Member Claims and Future Proceedings
The court recognized that members of the lodge had made payments with the understanding that their dues and fees would be safeguarded, particularly in light of assurances from the lodge's officers. However, the court maintained that it could not consider informal claims or representations made by the officers when evaluating the legal status of the funds. It clarified that while individual members might have legitimate claims for the return of their dues, such claims had to be addressed in subsequent proceedings, separate from the current motion. The court indicated that it was willing to preserve these potential claims, allowing members the opportunity to pursue them after the appointment of a trustee. This approach balanced the interests of the lodge's creditors with the need to respect the rights of individual members, ensuring that all claims could be evaluated in an orderly manner in the future.

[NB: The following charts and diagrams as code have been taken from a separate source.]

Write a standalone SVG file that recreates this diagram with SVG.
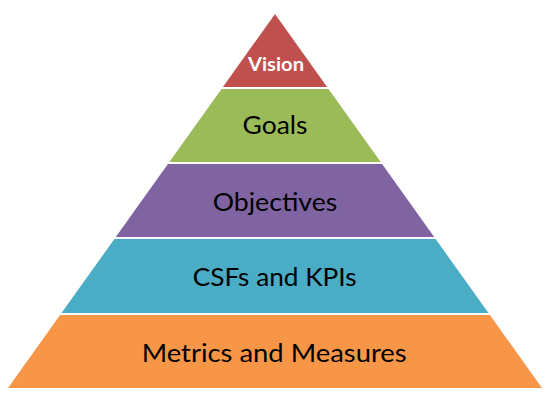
<svg xmlns="http://www.w3.org/2000/svg" width="550" height="404" viewBox="0 0 550 404">
<style>
.lbl{font-family:Lato,"Open Sans","Liberation Sans",sans-serif;font-size:25px;fill:#000;text-anchor:middle}
.top{font-size:19px;font-weight:bold;fill:#fff}
</style>
<rect width="550" height="404" fill="#fff"/>
<g id="vision">
<polygon points="275,14 327.1,87 222.9,87" fill="#c0504d"/>
<text class="lbl top" x="276" y="71" textLength="56" lengthAdjust="spacingAndGlyphs">Vision</text>
</g>
<g id="goals">
<polygon points="221.5,89 328.5,89 380.7,162 169.3,162" fill="#9bbb59"/>
<text class="lbl" x="275" y="134.3" textLength="65" lengthAdjust="spacingAndGlyphs">Goals</text>
</g>
<g id="objectives">
<polygon points="167.9,164 382.1,164 434.2,237 115.8,237" fill="#8064a2"/>
<text class="lbl" x="275" y="210.7" textLength="124.6" lengthAdjust="spacingAndGlyphs">Objectives</text>
</g>
<g id="csfs">
<polygon points="114.4,239 435.6,239 488.5,313 61.5,313" fill="#4bacc6"/>
<text class="lbl" x="274.7" y="286" textLength="164" lengthAdjust="spacingAndGlyphs">CSFs and KPIs</text>
</g>
<g id="metrics">
<polygon points="60.1,315 489.9,315 542,388 8,388" fill="#f79646"/>
<text class="lbl" x="274.2" y="361.7" textLength="265" lengthAdjust="spacingAndGlyphs">Metrics and Measures</text>
</g>
<g id="connectors"/>
</svg>
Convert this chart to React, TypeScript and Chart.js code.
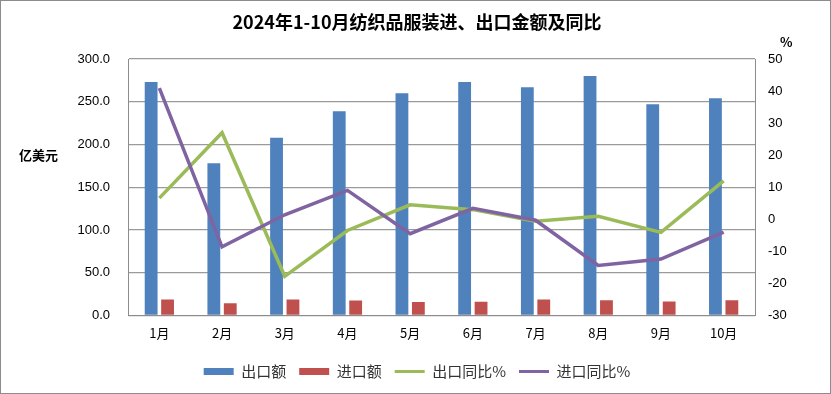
import React, { useEffect, useRef } from "react";
import { Chart, registerables } from "chart.js";

Chart.register(...registerables);

const categories = ["1月", "2月", "3月", "4月", "5月", "6月", "7月", "8月", "9月", "10月"];
const exportAmount = [273, 178, 208, 239, 260, 273, 267, 280, 247, 254];
const importAmount = [18.7, 14.2, 18.7, 17.5, 15.7, 16.1, 18.7, 17.6, 16.4, 17.6];
const exportYoY = [6.6, 27.0, -17.8, -3.5, 4.5, 3.0, -0.6, 0.9, -4.1, 12.0];
const importYoY = [40.9, -8.6, 1.4, 9.0, -4.5, 3.4, -0.3, -14.4, -12.4, -4.0];

const FONT = "'Noto Sans CJK SC', 'Liberation Sans', sans-serif";

const decorPlugin = {
  id: "decor",
  beforeDraw(chart: any) {
    const ctx = chart.ctx;
    ctx.save();
    ctx.fillStyle = "#ffffff";
    ctx.fillRect(0, 0, chart.width, chart.height);
    ctx.restore();
  },
  afterDraw(chart: any) {
    const ctx = chart.ctx;
    const area = chart.chartArea;
    ctx.save();
    ctx.strokeStyle = "#8c8c8c";
    ctx.lineWidth = 1;
    ctx.strokeRect(0.5, 0.5, chart.width - 1, chart.height - 1);
    ctx.fillStyle = "#000";
    ctx.font = "bold 13px " + FONT;
    ctx.textAlign = "left";
    ctx.textBaseline = "middle";
    ctx.fillText("亿美元", 19, area.top + 96);
    ctx.fillText("%", area.right + 25, area.top - 17);
    ctx.restore();
  },
};

export default function App() {
  const ref = useRef<HTMLCanvasElement>(null);
  useEffect(() => {
    const canvas = ref.current!;
    const chart = new Chart(canvas, {
      type: "bar",
      data: {
        labels: categories,
        datasets: [
          {
            type: "bar",
            label: "出口额",
            data: exportAmount,
            backgroundColor: "#4F81BD",
            yAxisID: "y",
            categoryPercentage: 0.524,
            barPercentage: 0.78,
            order: 2,
          },
          {
            type: "bar",
            label: "进口额",
            data: importAmount,
            backgroundColor: "#C0504D",
            yAxisID: "y",
            categoryPercentage: 0.524,
            barPercentage: 0.78,
            order: 2,
          },
          {
            type: "line",
            label: "出口同比%",
            data: exportYoY,
            borderColor: "#9BBB59",
            backgroundColor: "#9BBB59",
            borderWidth: 3.5,
            pointRadius: 0,
            tension: 0,
            yAxisID: "y1",
            order: 1,
          },
          {
            type: "line",
            label: "进口同比%",
            data: importYoY,
            borderColor: "#8064A2",
            backgroundColor: "#8064A2",
            borderWidth: 3.5,
            pointRadius: 0,
            tension: 0,
            yAxisID: "y1",
            order: 0,
          },
        ] as any,
      },
      options: {
        responsive: false,
        animation: false,
        devicePixelRatio: 1,
        layout: { padding: { left: 3, right: 0, top: 0, bottom: 5 } },
        plugins: {
          title: {
            display: true,
            text: "2024年1-10月纺织品服装进、出口金额及同比",
            color: "#000",
            font: { family: FONT, size: 18, weight: "bold" },
            padding: { top: 11, bottom: 26.4 },
          },
          legend: {
            position: "bottom",
            labels: {
              color: "#333",
              font: { family: FONT, size: 15 },
              usePointStyle: true,
              pointStyleWidth: 30,
              boxHeight: 7,
              padding: 13,
              sort: (a: any, b: any) => a.datasetIndex - b.datasetIndex,
              generateLabels(chart: any) {
                const items = Chart.defaults.plugins.legend.labels.generateLabels(chart);
                return items.map((it: any) => {
                  const ds = chart.data.datasets[it.datasetIndex];
                  const isLine = ds.type === "line";
                  return {
                    ...it,
                    pointStyle: isLine ? "line" : "rect",
                    lineWidth: isLine ? 3 : 0,
                    fontColor: "#333",
                  };
                });
              },
            },
          },
          tooltip: { enabled: false },
        },
        scales: {
          x: {
            grid: { display: false, drawTicks: false },
            border: { display: true, color: "#8c8c8c" },
            ticks: { color: "#000", font: { family: FONT, size: 13 }, padding: 10 },
          },
          y: {
            position: "left",
            min: 0,
            max: 300,
            ticks: {
              stepSize: 50,
              color: "#000",
              padding: 18,
              font: { family: "'Liberation Sans', sans-serif", size: 13 },
              callback: (v: any) => Number(v).toFixed(1),
            },
            grid: { color: "#9a9a9a", drawTicks: false, lineWidth: 1.2 },
            border: { display: true, color: "#8c8c8c" },
            afterFit(scale: any) {
              scale.width = 125;
            },
          },
          y1: {
            position: "right",
            min: -30,
            max: 50,
            ticks: {
              stepSize: 10,
              color: "#000",
              padding: 13,
              font: { family: "'Liberation Sans', sans-serif", size: 13 },
            },
            grid: { display: false, drawTicks: false },
            border: { display: true, color: "#8c8c8c" },
            afterFit(scale: any) {
              scale.width = 76;
            },
          },
        },
      } as any,
      plugins: [decorPlugin],
    });
    return () => chart.destroy();
  }, []);
  return (
    <div style={{ position: "absolute", left: 0, top: 0, width: 831, height: 394 }}>
      <canvas ref={ref} width={831} height={394} style={{ display: "block" }} />
    </div>
  );
}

Conclusion of the Court's Decision
Ultimately, the court concluded that the receiver's motion should be granted, allowing him to take possession of the bank account as part of the lodge's assets. The court ordered that the funds be maintained separately from other assets to preserve their status and to facilitate any reclamation proceedings by lodge members. This decision underscored the court's recognition of the complexities involved in the financial management of the lodge and the need to adhere to established legal frameworks governing such organizations. The ruling affirmed the principle that funds collected by an organization generally remain its property unless clear evidence of a valid trust arrangement exists, thereby reinforcing the authority of the receiver to act in the interests of the bankrupt entity and its creditors. The final order directed that the funds remain intact, subject to future claims, while acknowledging the necessity for the receiver to manage the lodge's assets responsibly.